Decidí en ese momento que no podía perder tiempo y me dispuse a tomar el metro hasta la estación Hoeche. Ahí, según tenía en mis apuntes, estaría a tres cuadras de un albergue juvenil, el Cite des Sciences en Saint Gervais. No hice reservaciones. Nunca las hice en todo el viaje. Me arriesgaba y llegaba al sitio en busca de una cama y un locker para guardar mi pesada mochila.
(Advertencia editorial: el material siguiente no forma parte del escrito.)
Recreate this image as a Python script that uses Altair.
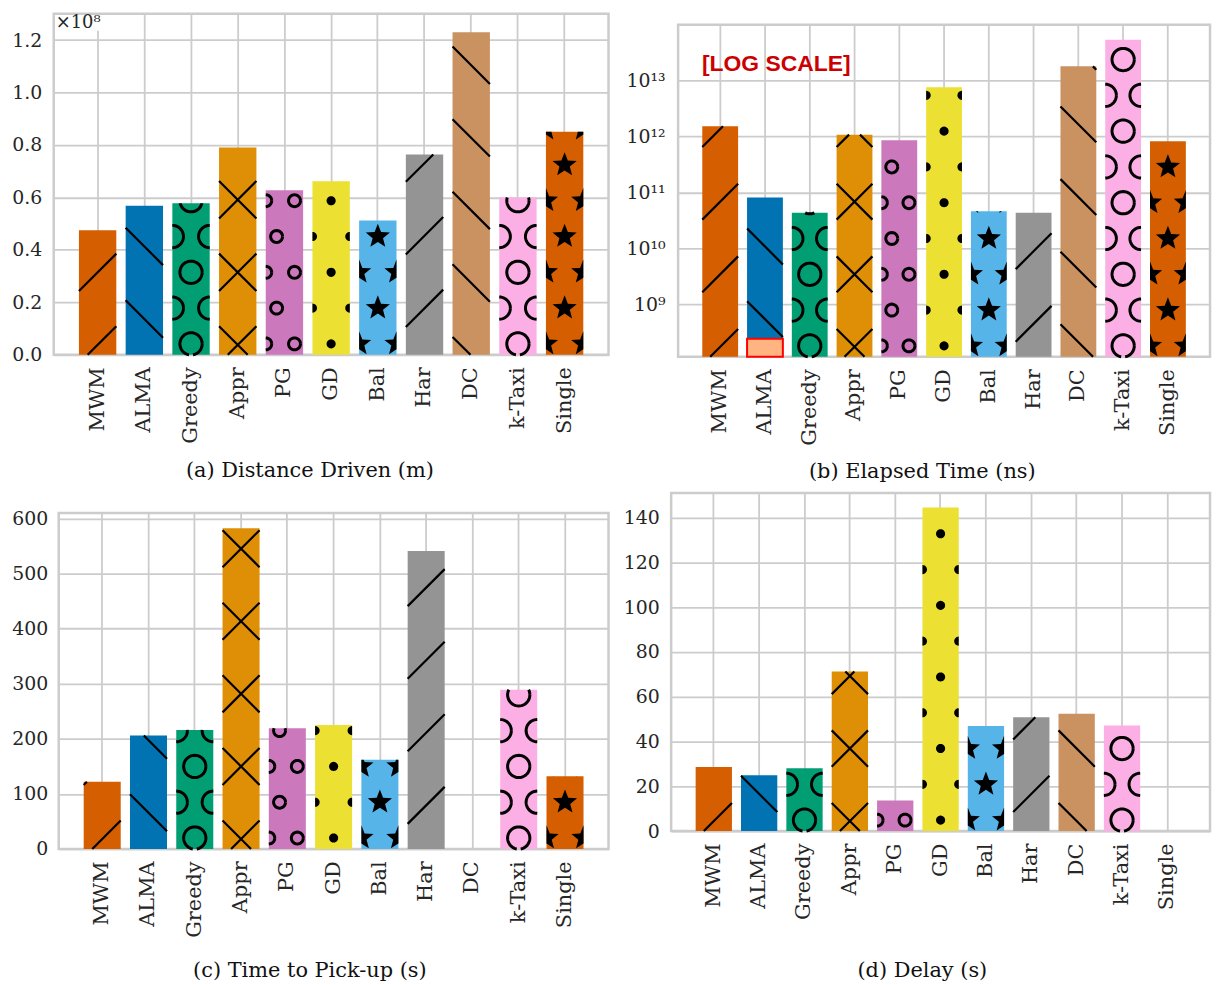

El metro de París puede ser difícil para un novato por su complejidad. Son 14 lineas que atraviesan toda la ciudad. Así que tome mi tiempo mientras buscaba la forma de conectar con Hoeche. Mientras caminaba por los pasillos subterráneos me topaba con violinistas que hacían competencias entre su música fresca y el típico hilo musical de las estaciones de metro. Si el metro de París es complejo, también lo son sus pasajeros. Aquello estaba repleto de turistas asiáticos, trabajadores africanos y uno que otro parisino. Alguna señora hablaba sola mientras se sostenía fuerte de un pasamanos, otros niños jugaban entre si y había muchos que sólo miraban al horizonte, como perdidos. Curioso es que el horizonte no quedara a más de dos metros de sus narices, justo donde estaba la ventana del vagón.

Al salir de la estación Hoeche me sorprendió el sol que estaba radiante esa mañana. También noté que los periódicos los dejaban amontonados en paquetes al principio de las escaleras de acceso y la gente los tomaba de a uno sin vandalizar. Me sorprendería más tarde, estando en un baño público, que no existieran retretes, sino una especie de hueco en el piso donde la gente deponía sin apoyo alguno.
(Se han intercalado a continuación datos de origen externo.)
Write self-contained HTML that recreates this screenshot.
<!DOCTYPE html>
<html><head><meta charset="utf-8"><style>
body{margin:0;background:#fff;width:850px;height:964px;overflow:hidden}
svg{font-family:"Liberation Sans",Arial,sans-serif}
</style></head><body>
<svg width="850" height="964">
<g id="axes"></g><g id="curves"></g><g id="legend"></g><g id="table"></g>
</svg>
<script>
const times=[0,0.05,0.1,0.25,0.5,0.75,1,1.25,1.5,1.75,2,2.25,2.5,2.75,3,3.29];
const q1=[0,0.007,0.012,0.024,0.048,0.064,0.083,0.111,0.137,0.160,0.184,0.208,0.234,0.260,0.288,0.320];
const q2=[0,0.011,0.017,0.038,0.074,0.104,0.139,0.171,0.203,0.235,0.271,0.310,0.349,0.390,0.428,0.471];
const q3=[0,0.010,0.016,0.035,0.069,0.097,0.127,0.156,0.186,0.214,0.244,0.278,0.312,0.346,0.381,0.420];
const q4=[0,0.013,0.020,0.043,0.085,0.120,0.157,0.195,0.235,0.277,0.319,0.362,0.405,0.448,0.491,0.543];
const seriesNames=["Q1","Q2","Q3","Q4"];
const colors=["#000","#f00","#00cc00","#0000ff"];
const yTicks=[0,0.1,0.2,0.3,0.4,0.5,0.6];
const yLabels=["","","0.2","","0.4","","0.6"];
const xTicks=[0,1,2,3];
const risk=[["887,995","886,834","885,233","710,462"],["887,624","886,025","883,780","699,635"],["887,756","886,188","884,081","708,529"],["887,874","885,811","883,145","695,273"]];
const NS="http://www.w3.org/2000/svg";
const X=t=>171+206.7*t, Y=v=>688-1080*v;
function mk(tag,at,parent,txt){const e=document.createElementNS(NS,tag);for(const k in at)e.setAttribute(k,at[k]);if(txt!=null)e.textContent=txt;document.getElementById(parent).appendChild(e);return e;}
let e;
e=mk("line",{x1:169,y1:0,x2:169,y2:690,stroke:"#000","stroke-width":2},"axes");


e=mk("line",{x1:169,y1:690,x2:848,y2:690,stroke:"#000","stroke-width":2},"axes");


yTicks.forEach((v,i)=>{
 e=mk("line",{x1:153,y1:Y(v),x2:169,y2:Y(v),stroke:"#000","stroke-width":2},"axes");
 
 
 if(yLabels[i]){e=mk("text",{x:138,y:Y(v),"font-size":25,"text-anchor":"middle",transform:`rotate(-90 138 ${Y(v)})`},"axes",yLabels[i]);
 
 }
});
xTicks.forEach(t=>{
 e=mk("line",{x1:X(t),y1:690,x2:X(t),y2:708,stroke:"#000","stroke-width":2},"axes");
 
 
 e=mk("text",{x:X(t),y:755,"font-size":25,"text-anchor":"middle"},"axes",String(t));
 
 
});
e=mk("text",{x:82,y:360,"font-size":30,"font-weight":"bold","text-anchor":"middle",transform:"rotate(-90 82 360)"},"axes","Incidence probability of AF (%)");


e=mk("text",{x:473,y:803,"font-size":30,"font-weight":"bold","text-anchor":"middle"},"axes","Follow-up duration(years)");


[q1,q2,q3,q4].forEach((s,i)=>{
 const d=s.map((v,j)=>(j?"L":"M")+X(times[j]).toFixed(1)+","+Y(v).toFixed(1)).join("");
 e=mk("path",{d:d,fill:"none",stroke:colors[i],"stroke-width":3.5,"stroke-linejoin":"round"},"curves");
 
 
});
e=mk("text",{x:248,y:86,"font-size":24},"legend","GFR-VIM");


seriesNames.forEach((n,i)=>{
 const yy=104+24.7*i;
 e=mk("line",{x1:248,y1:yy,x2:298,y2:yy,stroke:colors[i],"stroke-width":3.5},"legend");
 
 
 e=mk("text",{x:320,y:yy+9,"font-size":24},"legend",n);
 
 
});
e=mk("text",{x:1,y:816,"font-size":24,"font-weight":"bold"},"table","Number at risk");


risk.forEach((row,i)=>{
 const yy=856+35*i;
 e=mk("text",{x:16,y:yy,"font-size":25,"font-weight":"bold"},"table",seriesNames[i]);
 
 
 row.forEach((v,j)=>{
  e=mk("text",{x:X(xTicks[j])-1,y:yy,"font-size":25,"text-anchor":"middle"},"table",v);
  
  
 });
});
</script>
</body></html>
El Cite des Sciences quedaba en un barrio de iraníes y turcos. Estos inmigrantes poblaron la zona con negocios que no les permitían olvidar sus raíces. Restaurantes de comida típica, centros de telecomunicaciones con ofertas para llamadas a Estambul o Teherán y mercadillos repletos de olores distantes a París.
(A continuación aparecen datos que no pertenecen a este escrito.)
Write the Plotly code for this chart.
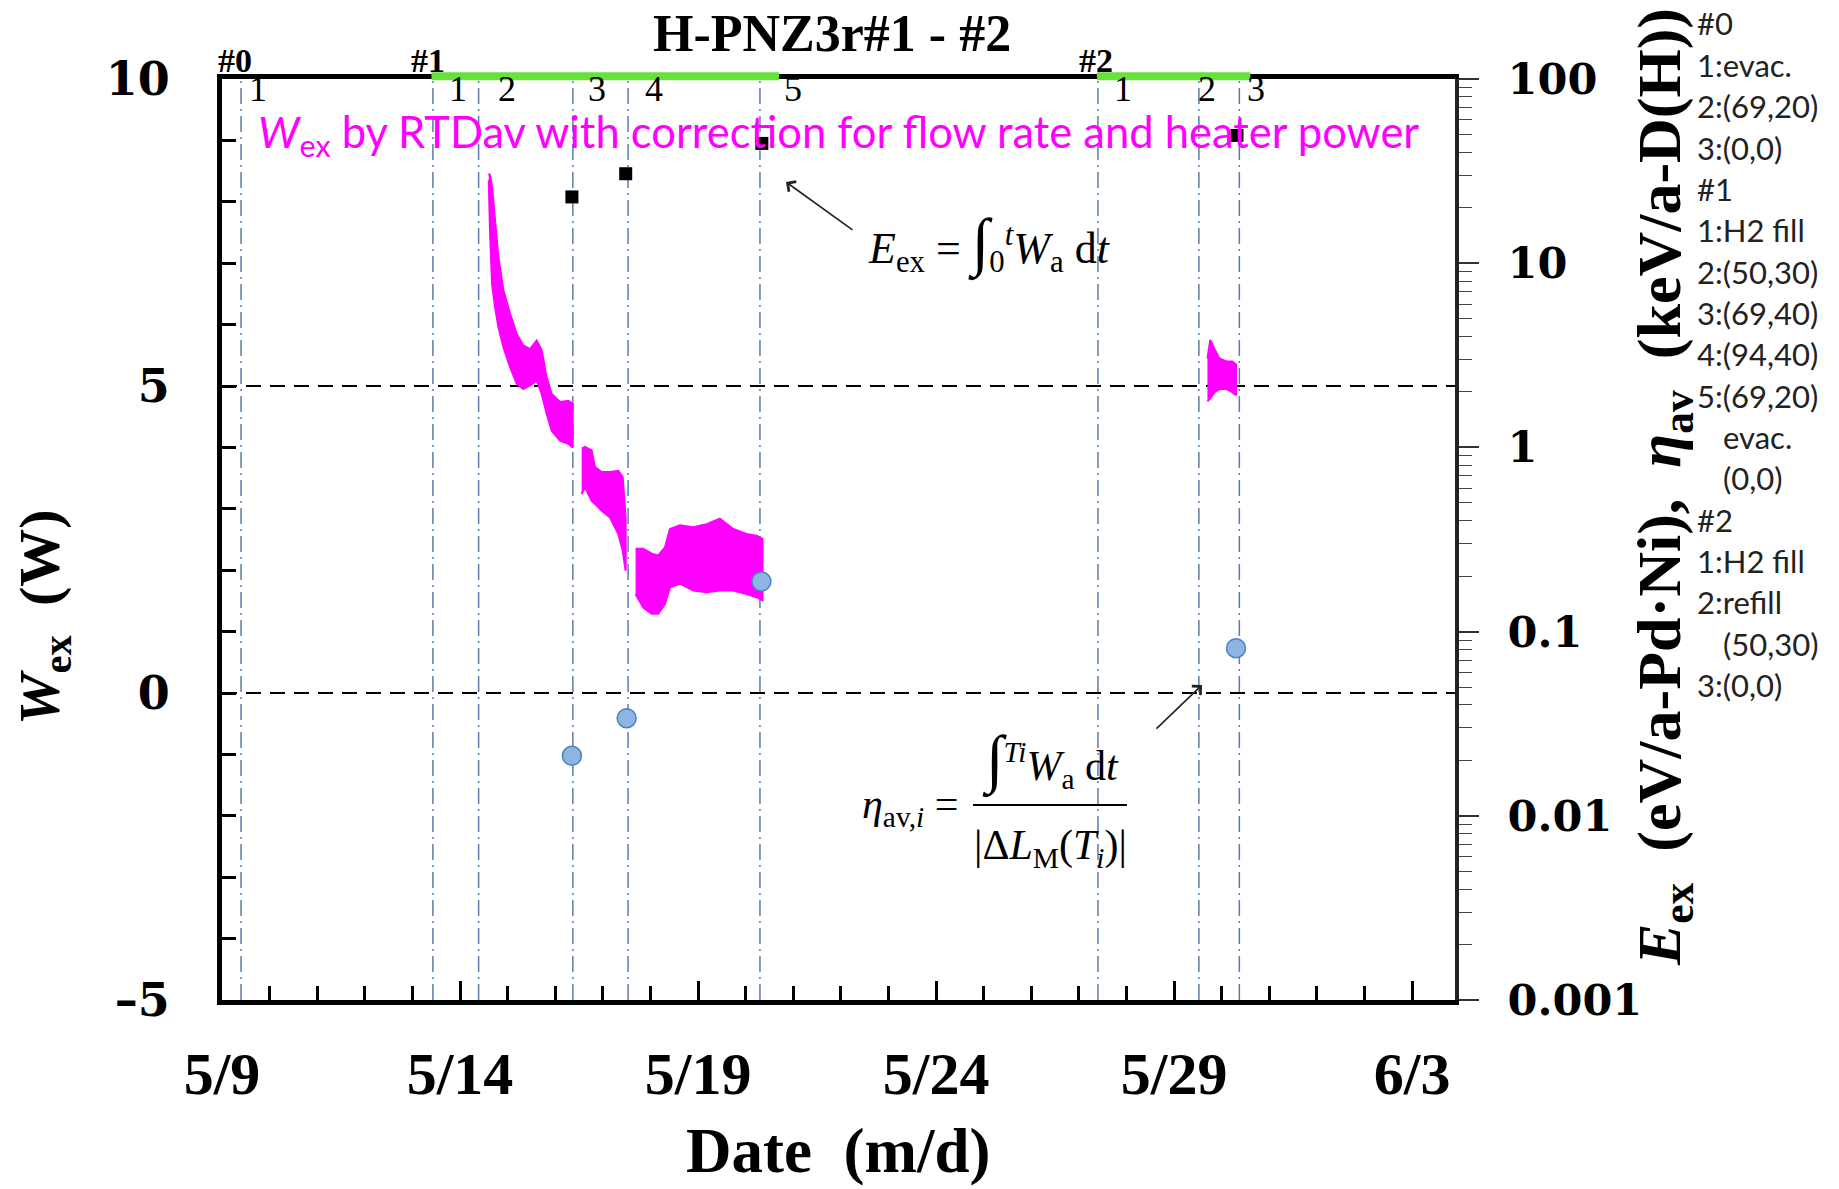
import plotly.graph_objects as go
import pandas as pd

START = pd.Timestamp("2014-05-09")
X_END_DAYS = 25.9

# ---- data (days since 5/9 00:00) ----
event_days = [0.40, 4.43, 5.39, 7.37, 8.53, 11.30, 18.40, 20.52, 21.37]
stage_label_text = ["1", "1", "2", "3", "4", "5", "1", "2", "3"]
stage_label_days = [0.75, 4.96, 5.98, 7.88, 9.08, 11.99, 18.93, 20.69, 21.72]
phase_text = ["#0", "#1", "#2"]
phase_days = [0.27, 4.33, 18.36]
h2_on_days = [4.40, 18.38]
h2_off_days = [11.70, 21.60]

# W_ex (RTDav) band: upper / lower envelopes
seg1_t = [5.603, 5.631, 5.673, 5.736, 5.806, 5.911, 6.050, 6.190, 6.330, 6.470, 6.610, 6.715, 6.820, 6.925, 7.100, 7.275, 7.366]
seg1_hi = [8.46, 8.43, 8.24, 7.75, 7.10, 6.56, 6.18, 5.85, 5.66, 5.60, 5.74, 5.58, 5.14, 4.87, 4.74, 4.76, 4.71]
seg1_lo = [8.35, 7.48, 6.66, 6.28, 5.96, 5.63, 5.31, 5.04, 4.95, 5.01, 5.09, 4.87, 4.55, 4.27, 4.11, 4.06, 4.00]

seg2_t = [7.555, 7.625, 7.765, 7.835, 7.975, 8.150, 8.325, 8.416, 8.479]
seg2_hi = [3.98, 4.01, 3.95, 3.68, 3.60, 3.60, 3.62, 3.52, 2.86]
seg2_lo = [3.24, 3.35, 3.13, 3.08, 2.97, 2.86, 2.59, 2.32, 1.99]

seg3_t = [8.688, 8.849, 9.024, 9.164, 9.304, 9.409, 9.619, 9.899, 10.179, 10.459, 10.738, 11.018, 11.228, 11.354]
seg3_hi = [2.35, 2.35, 2.27, 2.24, 2.37, 2.67, 2.73, 2.70, 2.75, 2.84, 2.67, 2.59, 2.56, 2.51]
seg3_lo = [1.61, 1.39, 1.29, 1.29, 1.45, 1.72, 1.78, 1.67, 1.64, 1.67, 1.67, 1.61, 1.56, 1.51]

seg4_t = [20.70, 20.76, 20.85, 20.95, 21.10, 21.22, 21.30]
seg4_hi = [5.45, 5.75, 5.60, 5.45, 5.40, 5.40, 5.35]
seg4_lo = [4.75, 4.80, 4.90, 4.95, 4.95, 4.90, 4.85]

# E_ex (eV/a-Pd.Ni) and eta_av (keV/a-D(H)) on the log axis
eex_days = [7.35, 8.48, 11.34, 21.32]
eex_vals = [22.9, 30.6, 44.7, 49.4]
eta_days = [7.35, 8.50, 11.33, 21.30]
eta_vals = [0.0212, 0.0339, 0.187, 0.0813]

# axis tick labels
x_tick_days = [0, 5, 10, 15, 20, 25]
x_tick_text = ["5/9", "5/14", "5/19", "5/24", "5/29", "6/3"]
y_tick_vals = [-5, 0, 5, 10]
y_tick_text = ["\u20135", "0", "5", "10"]
y2_tick_vals = [0.001, 0.01, 0.1, 1, 10, 100]
y2_tick_text = ["0.001", "0.01", "0.1", "1", "10", "100"]

notes = ["#0", "1:evac.", "2:(69,20)", "3:(0,0)", "#1", "1:H2 fill", "2:(50,30)",
         "3:(69,40)", "4:(94,40)", "5:(69,20)", "evac.", "(0,0)", "#2",
         "1:H2 fill", "2:refill", "(50,30)", "3:(0,0)"]
notes_indent = [0, 0, 0, 0, 0, 0, 0, 0, 0, 0, 1, 1, 0, 0, 0, 1, 0]


def to_dt(days):
    return [START + pd.Timedelta(days=d) for d in days]


# ---- layout geometry (pixels) ----
W, H = 1839, 1189
L, R, T, B = 222, 1455, 79, 1000


def px(X):
    return (X - L) / (R - L)


def py(Y):
    return (B - Y) / (B - T)


SERIF = "Liberation Serif"
HEAVY = "DejaVu Serif"
SANS = "Lato"
MAG = "#ff00ff"

fig = go.Figure()

for t, hi, lo in [(seg1_t, seg1_hi, seg1_lo), (seg2_t, seg2_hi, seg2_lo),
                  (seg3_t, seg3_hi, seg3_lo), (seg4_t, seg4_hi, seg4_lo)]:
    fig.add_trace(go.Scatter(
        x=to_dt(t + t[::-1]), y=hi + lo[::-1], mode="lines", fill="toself",
        fillcolor=MAG, line=dict(color=MAG, width=2), hoverinfo="skip",
        showlegend=False))

fig.add_trace(go.Scatter(
    x=to_dt(eex_days), y=eex_vals, yaxis="y2", mode="markers",
    marker=dict(symbol="square", size=13, color="black"), showlegend=False))
fig.add_trace(go.Scatter(
    x=to_dt(eta_days), y=eta_vals, yaxis="y2", mode="markers",
    marker=dict(symbol="circle", size=19, color="#8db4e2",
                line=dict(color="#4f81bd", width=1.5)), showlegend=False))

shapes = []
for d in event_days:
    x = START + pd.Timedelta(days=d)
    shapes.append(dict(type="line", xref="x", yref="paper", x0=x, x1=x, y0=0, y1=1,
                       layer="below",
                       line=dict(color="#5b7cab", width=1.5, dash="16px,5px,2px,5px")))
for yv in [5, 0]:
    shapes.append(dict(type="line", xref="paper", yref="y", x0=0, x1=1, y0=yv, y1=yv,
                       layer="below", line=dict(color="black", width=2, dash="15px,9px")))
for a, b in zip(h2_on_days, h2_off_days):
    shapes.append(dict(type="line", xref="x", yref="paper",
                       x0=START + pd.Timedelta(days=a), x1=START + pd.Timedelta(days=b),
                       y0=1.003, y1=1.003, layer="above",
                       line=dict(color="#66e23a", width=8)))
# fraction bar of eta formula
shapes.append(dict(type="line", xref="paper", yref="paper", x0=px(973), x1=px(1127),
                   y0=py(805), y1=py(805), layer="above",
                   line=dict(color="black", width=2)))

ann = []


def text(x, y, s, size, family=SERIF, color="black", xanchor="center",
         yanchor="middle", xref="paper", yref="paper", angle=0):
    ann.append(dict(x=x, y=y, text=s, xref=xref, yref=yref, showarrow=False,
                    xanchor=xanchor, yanchor=yanchor, textangle=angle,
                    font=dict(family=family, size=size, color=color)))


text(px(832), py(34), "<b>H-PNZ3r#1 - #2</b>", 52)
for s, d in zip(phase_text, phase_days):
    text(START + pd.Timedelta(days=d), py(61), "<b>%s</b>" % s, 34, xref="x")
for s, d in zip(stage_label_text, stage_label_days):
    text(START + pd.Timedelta(days=d), py(89), s, 36, xref="x")

text(px(256), py(134),
     "<i>W</i><sub>ex</sub> by RTDav with correction for flow rate and heater power",
     43.5, family=SANS, color=MAG, xanchor="left")

text(px(866), py(244),
     "<i>E</i><sub>ex</sub> = <span style='font-size:64px'>\u222b</span>"
     "<sub>0</sub><sup><i>t</i></sup><i>W</i><sub>a</sub> d<i>t</i>",
     44, xanchor="left")
text(px(860), py(807), "<i>\u03b7</i><sub>av,<i>i</i></sub> =", 42, xanchor="left")
text(px(1050), py(760),
     "<span style='font-size:64px'>\u222b</span><sup><i>Ti</i></sup>"
     "<i>W</i><sub>a</sub> d<i>t</i>", 42)
text(px(1050), py(848),
     "|\u0394<i>L</i><sub>M</sub>(<i>T</i><sub><i>i</i></sub>)|", 42)

# arrows
ann.append(dict(x=px(786), y=py(182), xref="paper", yref="paper", text="",
                showarrow=True, ax=68, ay=49, arrowhead=4, arrowsize=1.5,
                arrowwidth=1.6, arrowcolor="#222"))
ann.append(dict(x=px(1202), y=py(685), xref="paper", yref="paper", text="",
                showarrow=True, ax=-47, ay=45, arrowhead=4, arrowsize=1.5,
                arrowwidth=1.6, arrowcolor="#222"))

# axis titles
text(px(43), py(617), "<b><i>W</i><sub>ex</sub>\u00a0\u00a0(W)</b>", 58, angle=-90)
text(px(838), py(1151), "<b>Date\u00a0\u00a0(m/d)</b>", 63)
text(px(1663), py(487),
     "<b><i>E</i><sub>ex</sub>\u00a0\u00a0(eV/a-Pd\u00b7Ni),\u00a0\u00a0<i>\u03b7</i>"
     "<sub>av</sub>\u00a0\u00a0(keV/a-D(H))</b>", 62, angle=-90)

for i, (s, ind) in enumerate(zip(notes, notes_indent)):
    text(px(1721 if ind else 1695), py(23.5 + i * 41.34), s, 31, family=SANS,
         color="#222", xanchor="left")

minor_log = [m * 10 ** e for e in range(-3, 2) for m in range(2, 10)]

fig.update_layout(
    width=W, height=H,
    margin=dict(l=L, r=W - R, t=T, b=H - B, pad=0),
    paper_bgcolor="white", plot_bgcolor="white",
    font=dict(family=SERIF, color="black"),
    showlegend=False,
    shapes=shapes, annotations=ann,
    xaxis=dict(
        type="date",
        range=[START, START + pd.Timedelta(days=X_END_DAYS)],
        tickmode="array", tickvals=to_dt(x_tick_days), ticktext=x_tick_text,
        ticks="inside", ticklen=19, tickwidth=2.5, tickcolor="black",
        minor=dict(dtick=86400000, tick0=START, ticks="inside", ticklen=14,
                   tickwidth=2.5, tickcolor="black", showgrid=False),
        showgrid=False, zeroline=False,
        showline=True, linewidth=5, linecolor="black", mirror=True,
        tickfont=dict(family=SERIF, size=60, color="black", weight="bold"),
        ticklabelstandoff=17,
    ),
    yaxis=dict(
        range=[-5, 10], tickmode="array", tickvals=y_tick_vals, ticktext=y_tick_text,
        ticks="inside", ticklen=14, tickwidth=2.5, tickcolor="black",
        minor=dict(dtick=1, ticks="inside", ticklen=14, tickwidth=2.5,
                   tickcolor="black", showgrid=False),
        showgrid=False, zeroline=False,
        showline=True, linewidth=5, linecolor="black",
        tickfont=dict(family=HEAVY, size=46, color="black", weight="bold"),
        ticklabelstandoff=38,
    ),
    yaxis2=dict(
        type="log", range=[-3, 2], overlaying="y", side="right",
        tickmode="array", tickvals=y2_tick_vals, ticktext=y2_tick_text,
        ticks="outside", ticklen=20, tickwidth=1.5, tickcolor="#333",
        minor=dict(tickmode="array", tickvals=minor_log, ticks="outside",
                   ticklen=13, tickwidth=1.2, tickcolor="#444", showgrid=False),
        showgrid=False, zeroline=False,
        showline=True, linewidth=4, linecolor="#222",
        tickfont=dict(family=HEAVY, size=43, color="black", weight="bold"),
        ticklabelstandoff=20,
    ),
)

fig.write_html("out.html")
Después de caminar poco más de 200 metros, di con el hostal, el Cite des Sciences, mi casa en París. Ahí dentro todo era joven, con vida. Había gente multicolor desayunando en el comedor, otros tantos veían las noticias en el televisor de la sala común y alguno se preparaba a salir en bicicleta para dar una vuelta.

En la recepción me explicaron que tenían disponible una habitación de seis personas. Mixta, pregunté. No, sólo para hombres, me contestaron. En principio, me desilusioné, pero no importó. Dejé la mochila guardada en un armario y me explicaron las normas para usar el cuarto de lavandería, el horario del comedor y cómo debía separar mis cosas en la nevera y la alacena.

Subí a mi cuarto y ya a esa hora no había nadie. ¿Quién puede desaprovechar tan solo un segundo en la ciudad luz? Y así, con un koala en el hombro fui rumbo al Metro a ver qué tenía París para mi esa mañana de domingo.